= Every Patient Tells a Story: Medical Mysteries and the Art of Diagnosis =

2009 book by Lisa Sanders

Every Patient Tells a Story: Medical Mysteries and the Art of Diagnosis is a 2009 non-fiction book by Lisa Sanders.

== Summary ==
In the book, Sanders writes about medical mysteries and how real-life doctors deal with and solve these issues to save human lives. It is an exploration of the difficulties doctors face in dealing with patient disease and illness and she depicts these difficulties through the stories of real-life accounts.

Sanders highlights the importance of the patient doctor relationship and the increasing depersonalization that is associated with medicine causing serious implications in patient care.

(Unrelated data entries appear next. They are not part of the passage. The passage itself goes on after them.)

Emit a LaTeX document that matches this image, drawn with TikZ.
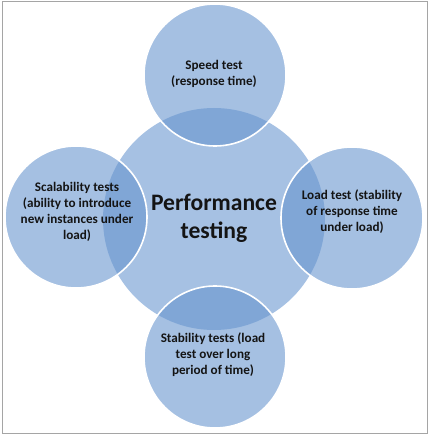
\documentclass[tikz,border=0pt]{standalone}
\usepackage{fontspec}
\setmainfont{Carlito}
\definecolor{centerfill}{RGB}{166,193,227}
\definecolor{satfill}{RGB}{102,148,206}
\definecolor{framegray}{RGB}{165,165,165}
\definecolor{txt}{RGB}{20,20,20}
\tikzset{
  hub/.style={circle, fill=centerfill, minimum size=222bp, inner sep=0pt},
  sat/.style={circle, fill=satfill, fill opacity=0.59, draw=white, draw opacity=1, line width=1.6bp, minimum size=142bp, inner sep=0pt},
  sattext/.style={align=center, text=txt, font=\fontsize{13.2}{16}\selectfont\bfseries, inner sep=0pt},
  hubtext/.style={align=center, text=txt, font=\fontsize{23.7}{28.5}\selectfont\bfseries, inner sep=0pt}
}
\begin{document}
\begin{tikzpicture}[x=1bp, y=-1bp]
\useasboundingbox (0,0) rectangle (429,435);
\draw[framegray, line width=1bp] (2.5,1.5) rectangle (427.5,433.5);
\node[hub] (hub) at (214,219) {};
\node[sat] (top) at (215,75) {};
\node[sat] (left) at (76,217) {};
\node[sat] (right) at (352,218) {};
\node[sat] (bottom) at (215,357) {};
\node[hubtext] (hubt) at (214,218) {Performance\\testing};
\node[sattext] (topt) at (214,74) {Speed test\\(response time)};
\node[sattext] (leftt) at (77,212) {Scalability tests\\(ability to introduce\\new instances under\\load)};
\node[sattext] (rightt) at (352,212) {Load test (stability\\of response time\\under load)};
\node[sattext] (bottomt) at (213,355) {Stability tests (load\\test over long\\period of time)};
\end{tikzpicture}
\end{document}
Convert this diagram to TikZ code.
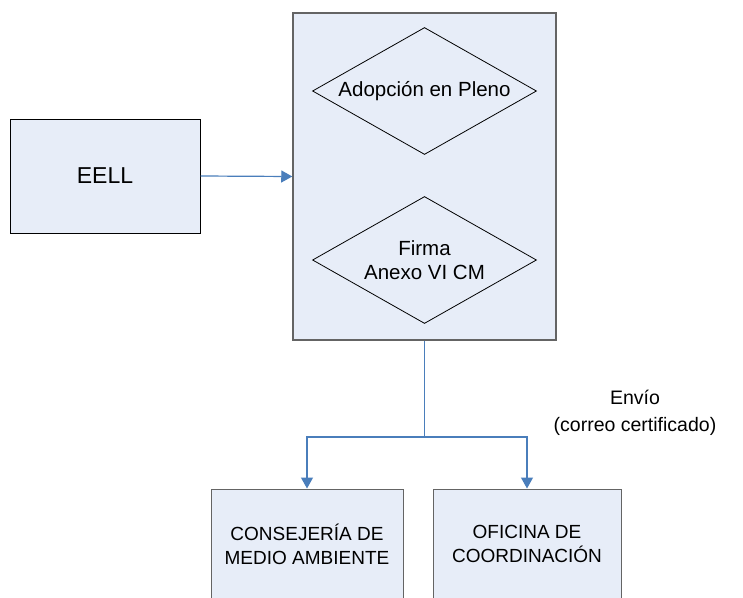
\documentclass[tikz,border=0pt]{standalone}
\usepackage{fontspec}
\setmainfont{Liberation Sans}
\usetikzlibrary{shapes.geometric,arrows.meta}
\definecolor{cajafondo}{RGB}{231,237,248}
\definecolor{enlaceazul}{RGB}{74,126,187}
\definecolor{bordegris}{RGB}{100,100,100}

\begin{document}
\begin{tikzpicture}[x=1pt,y=-1pt,
    caja/.style={draw=black,fill=cajafondo,line width=1pt,inner sep=0pt,align=center,font=\fontsize{19}{24}\selectfont},
    rombo/.style={diamond,aspect=1.76,draw=black,fill=cajafondo,line width=0.8pt,inner sep=0pt,minimum width=224pt,minimum height=127pt,align=center,font=\fontsize{20.5}{24}\selectfont},
    enlace/.style={draw=enlaceazul,line width=1.2pt,-{Triangle[length=11pt,width=12pt]}},
    linea/.style={draw=enlaceazul,line width=1.2pt}]
                \clip (0,0) rectangle (743,597);
                \fill[white] (0,0) rectangle (743,597);
                % origen
                \node[caja,minimum width=190pt,minimum height=114pt,font=\fontsize{23}{28}\selectfont] (eell) at (105,176) {EELL};
                % tramite en la entidad
                \node[caja,draw=bordegris,line width=1.5pt,minimum width=263pt,minimum height=327pt] (acuerdo) at (424.5,176.5) {};
                \node[rombo] (pleno) at (424.5,91) {Adopci\'on en Pleno};
                \node[rombo] (firma) at (424.5,260) {Firma\\Anexo VI CM};
                \draw[enlace] (eell.east) -- (acuerdo.west);
                % destinos
                \node[caja,draw=bordegris,minimum width=192pt,minimum height=110pt] (consejeria) at (307,544) {CONSEJER\'IA DE\\MEDIO AMBIENTE};
                \node[caja,draw=bordegris,minimum width=188pt,minimum height=110pt] (oficina) at (527,544) {OFICINA DE\\COORDINACI\'ON};
                \coordinate (reparto) at (424.5,437);
                \draw[linea] (acuerdo.south) -- (reparto);
                \draw[enlace] (reparto) -| (consejeria.north);
                \draw[enlace] (reparto) -| (oficina.north);
                \node[align=center,font=\fontsize{19.5}{27}\selectfont] (envio) at (635,413) {Env\'io\\(correo certificado)};
            \end{tikzpicture}
\end{document}
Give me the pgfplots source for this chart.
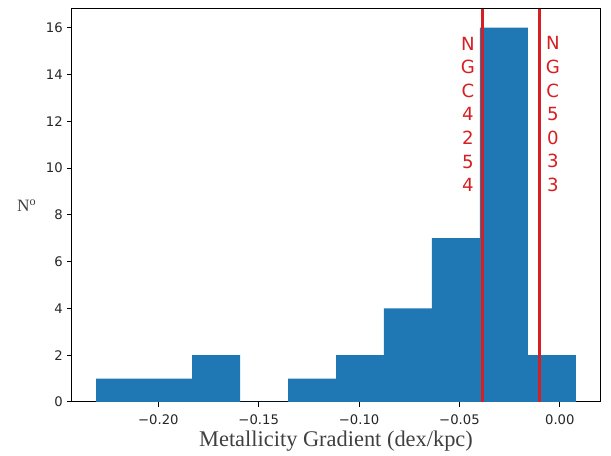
\documentclass[border=0pt]{standalone}
\usepackage{fontspec}
\setmainfont{Liberation Serif}
\newfontfamily\dejavu{DejaVu Sans}
\usepackage{pgfplots}
\pgfplotsset{compat=1.18}
\definecolor{mplblue}{HTML}{1F77B4}
\definecolor{mplred}{RGB}{215,30,35}

\begin{document}
\begin{tikzpicture}
\useasboundingbox (-54pt,-40.5pt) rectangle (404.25pt,301.5pt);
\begin{axis}[
  at={(0,0)}, anchor=south west,
  scale only axis, width=396pt, height=294.75pt,
  xmin=-0.243, xmax=0.020, ymin=0, ymax=16.8,
  axis line style={line width=0.75pt},
  xtick={-0.20,-0.15,-0.10,-0.05,0},
  xticklabels={−0.20,−0.15,−0.10,−0.05,0.00},
  ytick={0,2,4,6,8,10,12,14,16},
  yticklabels={0,2,4,6,8,10,12,14,16},
  tick label style={font=\dejavu\fontsize{9.9}{11}\selectfont, color=black!85},
  xticklabel style={yshift=-2.5pt},
  tick align=outside, xtick pos=bottom, ytick pos=left,
  major tick length=3.4pt, tick style={line width=0.75pt, color=black},
  xlabel={Metallicity Gradient (dex/kpc)},
  ylabel={N\textsuperscript{o}},
  every axis x label/.style={at={(axis description cs:0.5,0)}, anchor=center, yshift=-29.5pt, font=\fontsize{16.8}{19}\selectfont, color=black!75},
  every axis y label/.style={at={(axis description cs:0,0.5)}, anchor=center, xshift=-34pt, font=\fontsize{13}{15}\selectfont, color=black!75},
]
\addplot[ybar interval, fill=mplblue, draw=none] coordinates {
  (-0.2310,1) (-0.2071,1) (-0.1832,2) (-0.1593,0) (-0.1354,1)
  (-0.1115,2) (-0.0876,4) (-0.0637,7) (-0.0398,16) (-0.0159,2) (0.0080,2)
};
\addplot[mplred, line width=2.2pt] coordinates {(-0.0385,0) (-0.0385,16.8)};
\addplot[mplred, line width=2.2pt] coordinates {(-0.010,0) (-0.010,16.8)};
\node[text=mplred, align=center, font=\dejavu\fontsize{13.6}{17.7}\selectfont] at (axis cs:-0.0458,12.3) {N\\G\\C\\4\\2\\5\\4};
\node[text=mplred, align=center, font=\dejavu\fontsize{13.6}{17.7}\selectfont] at (axis cs:-0.0035,12.3) {N\\G\\C\\5\\0\\3\\3};
\end{axis}
\end{tikzpicture}
\end{document}
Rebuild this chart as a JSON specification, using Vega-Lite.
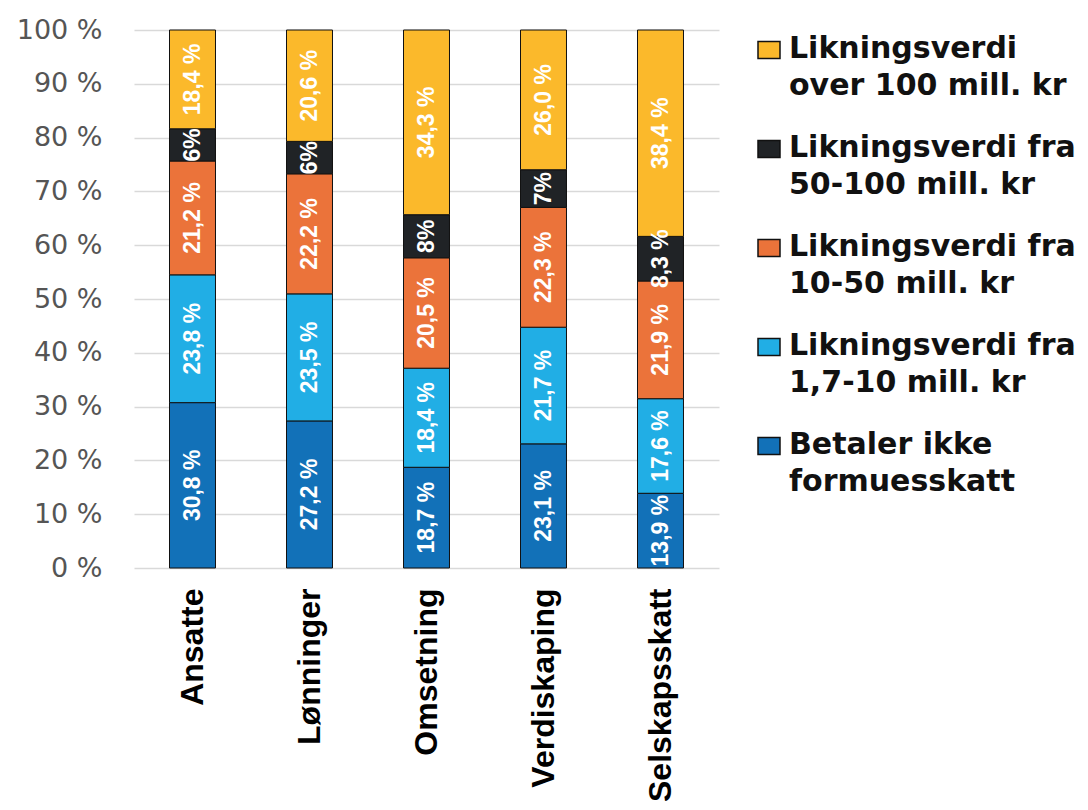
{
  "$schema": "https://vega.github.io/schema/vega-lite/v6.json",
  "width": 585,
  "height": 538,
  "padding": {"left": 16, "top": 16, "right": 0, "bottom": 0},
  "background": "white",
  "data": {
    "values": [
      {"kategori": "Ansatte", "gruppe": "Betaler ikke\nformuesskatt", "rang": 1, "andel": 30.8, "etikett": "30,8 %"},
      {"kategori": "Ansatte", "gruppe": "Likningsverdi fra\n1,7-10 mill. kr", "rang": 2, "andel": 23.8, "etikett": "23,8 %"},
      {"kategori": "Ansatte", "gruppe": "Likningsverdi fra\n10-50 mill. kr", "rang": 3, "andel": 21.2, "etikett": "21,2 %"},
      {"kategori": "Ansatte", "gruppe": "Likningsverdi fra\n50-100 mill. kr", "rang": 4, "andel": 6.0, "etikett": "6%"},
      {"kategori": "Ansatte", "gruppe": "Likningsverdi\nover 100 mill. kr", "rang": 5, "andel": 18.4, "etikett": "18,4 %"},
      {"kategori": "Lønninger", "gruppe": "Betaler ikke\nformuesskatt", "rang": 1, "andel": 27.2, "etikett": "27,2 %"},
      {"kategori": "Lønninger", "gruppe": "Likningsverdi fra\n1,7-10 mill. kr", "rang": 2, "andel": 23.5, "etikett": "23,5 %"},
      {"kategori": "Lønninger", "gruppe": "Likningsverdi fra\n10-50 mill. kr", "rang": 3, "andel": 22.2, "etikett": "22,2 %"},
      {"kategori": "Lønninger", "gruppe": "Likningsverdi fra\n50-100 mill. kr", "rang": 4, "andel": 6.0, "etikett": "6%"},
      {"kategori": "Lønninger", "gruppe": "Likningsverdi\nover 100 mill. kr", "rang": 5, "andel": 20.6, "etikett": "20,6 %"},
      {"kategori": "Omsetning", "gruppe": "Betaler ikke\nformuesskatt", "rang": 1, "andel": 18.7, "etikett": "18,7 %"},
      {"kategori": "Omsetning", "gruppe": "Likningsverdi fra\n1,7-10 mill. kr", "rang": 2, "andel": 18.4, "etikett": "18,4 %"},
      {"kategori": "Omsetning", "gruppe": "Likningsverdi fra\n10-50 mill. kr", "rang": 3, "andel": 20.5, "etikett": "20,5 %"},
      {"kategori": "Omsetning", "gruppe": "Likningsverdi fra\n50-100 mill. kr", "rang": 4, "andel": 8.0, "etikett": "8%"},
      {"kategori": "Omsetning", "gruppe": "Likningsverdi\nover 100 mill. kr", "rang": 5, "andel": 34.3, "etikett": "34,3 %"},
      {"kategori": "Verdiskaping", "gruppe": "Betaler ikke\nformuesskatt", "rang": 1, "andel": 23.1, "etikett": "23,1 %"},
      {"kategori": "Verdiskaping", "gruppe": "Likningsverdi fra\n1,7-10 mill. kr", "rang": 2, "andel": 21.7, "etikett": "21,7 %"},
      {"kategori": "Verdiskaping", "gruppe": "Likningsverdi fra\n10-50 mill. kr", "rang": 3, "andel": 22.3, "etikett": "22,3 %"},
      {"kategori": "Verdiskaping", "gruppe": "Likningsverdi fra\n50-100 mill. kr", "rang": 4, "andel": 7.0, "etikett": "7%"},
      {"kategori": "Verdiskaping", "gruppe": "Likningsverdi\nover 100 mill. kr", "rang": 5, "andel": 26.0, "etikett": "26,0 %"},
      {"kategori": "Selskapsskatt", "gruppe": "Betaler ikke\nformuesskatt", "rang": 1, "andel": 13.9, "etikett": "13,9 %"},
      {"kategori": "Selskapsskatt", "gruppe": "Likningsverdi fra\n1,7-10 mill. kr", "rang": 2, "andel": 17.6, "etikett": "17,6 %"},
      {"kategori": "Selskapsskatt", "gruppe": "Likningsverdi fra\n10-50 mill. kr", "rang": 3, "andel": 21.9, "etikett": "21,9 %"},
      {"kategori": "Selskapsskatt", "gruppe": "Likningsverdi fra\n50-100 mill. kr", "rang": 4, "andel": 8.3, "etikett": "8,3 %"},
      {"kategori": "Selskapsskatt", "gruppe": "Likningsverdi\nover 100 mill. kr", "rang": 5, "andel": 38.4, "etikett": "38,4 %"}
    ]
  },
  "encoding": {
    "x": {
      "field": "kategori",
      "type": "nominal",
      "sort": ["Ansatte", "Lønninger", "Omsetning", "Verdiskaping", "Selskapsskatt"],
      "scale": {"paddingInner": 0.607, "paddingOuter": 0.3035},
      "axis": {
        "title": null,
        "labelAngle": -90,
        "labelAlign": "right",
        "labelBaseline": "middle",
        "labelFont": "Liberation Sans",
        "labelFontWeight": "bold",
        "labelFontSize": 32,
        "labelColor": "#000000",
        "labelPadding": 20,
        "labelLimit": 400,
        "domain": false,
        "ticks": false,
        "grid": false
      }
    },
    "y": {
      "field": "andel",
      "type": "quantitative",
      "stack": "normalize",
      "scale": {"domain": [0, 1]},
      "axis": {
        "title": null,
        "values": [0, 0.1, 0.2, 0.3, 0.4, 0.5, 0.6, 0.7, 0.8, 0.9, 1],
        "labelExpr": "round(datum.value * 100) + ' %'",
        "domain": false,
        "ticks": false,
        "labelFont": "DejaVu Sans",
        "labelFontSize": 27,
        "labelColor": "#555555",
        "labelPadding": 32,
        "gridColor": "#D9D9D9",
        "gridWidth": 1.5
      }
    },
    "order": {"field": "rang", "type": "quantitative"}
  },
  "layer": [
    {
      "mark": {"type": "bar", "stroke": "#111111", "strokeWidth": 1},
      "encoding": {
        "color": {
          "field": "gruppe",
          "type": "nominal",
          "scale": {
            "domain": [
              "Likningsverdi\nover 100 mill. kr",
              "Likningsverdi fra\n50-100 mill. kr",
              "Likningsverdi fra\n10-50 mill. kr",
              "Likningsverdi fra\n1,7-10 mill. kr",
              "Betaler ikke\nformuesskatt"
            ],
            "range": ["#FBB92B", "#202326", "#EB733A", "#21AEE5", "#1271B8"]
          },
          "legend": {
            "title": null,
            "orient": "right",
            "offset": 22,
            "padding": 13,
            "labelExpr": "split(datum.label, '\\n')",
            "labelFont": "DejaVu Sans",
            "labelFontWeight": "bold",
            "labelFontSize": 30,
            "labelColor": "#111111",
            "labelLimit": 500,
            "labelBaseline": "alphabetic",
            "labelOffset": 5,
            "symbolType": "M-1.27,-1.9H1.27V0.06H-1.27Z",
            "symbolSize": 300,
            "symbolStrokeColor": "#111111",
            "symbolStrokeWidth": 1.5,
            "symbolOpacity": 1,
            "rowPadding": 32
          }
        }
      }
    },
    {
      "mark": {
        "type": "text",
        "angle": 270,
        "align": "center",
        "baseline": "middle",
        "color": "#FFFFFF",
        "font": "Liberation Sans",
        "fontWeight": "bold",
        "fontSize": 23
      },
      "encoding": {
        "y": {"field": "andel", "type": "quantitative", "stack": "normalize", "bandPosition": 0.5},
        "detail": {"field": "gruppe", "type": "nominal"},
        "text": {"field": "etikett", "type": "nominal"}
      }
    }
  ],
  "config": {
    "view": {"stroke": null},
    "style": {"guide-label": {"lineHeight": 37}}
  }
}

In the novel, she advocates for the proper training of physicians in all things science as well as in basic patient care such as taking adequate time to do a proper physical examination. She highlights certain physician errors and provides advice on how to better medical practice.

== Reception ==
Daniel W. Foster, writing for the Journal of Clinical Investigation, stated that Every Patient Tells a Story is "well written, and while it may be a little too technical at times for nonmedical readers and not quite scientific enough at times for physicians, both audiences will likely enjoy it." Pauline Chen reviewed the book for The New York Times, noting that Sanders "takes readers on an examination of the tools of diagnosis, touching upon the obvious and the not-so-obvious".

Druin Burch, for New Scientist, wrote that the book puts medical rarities "into a wider context, offering up a profound view of how doctors think".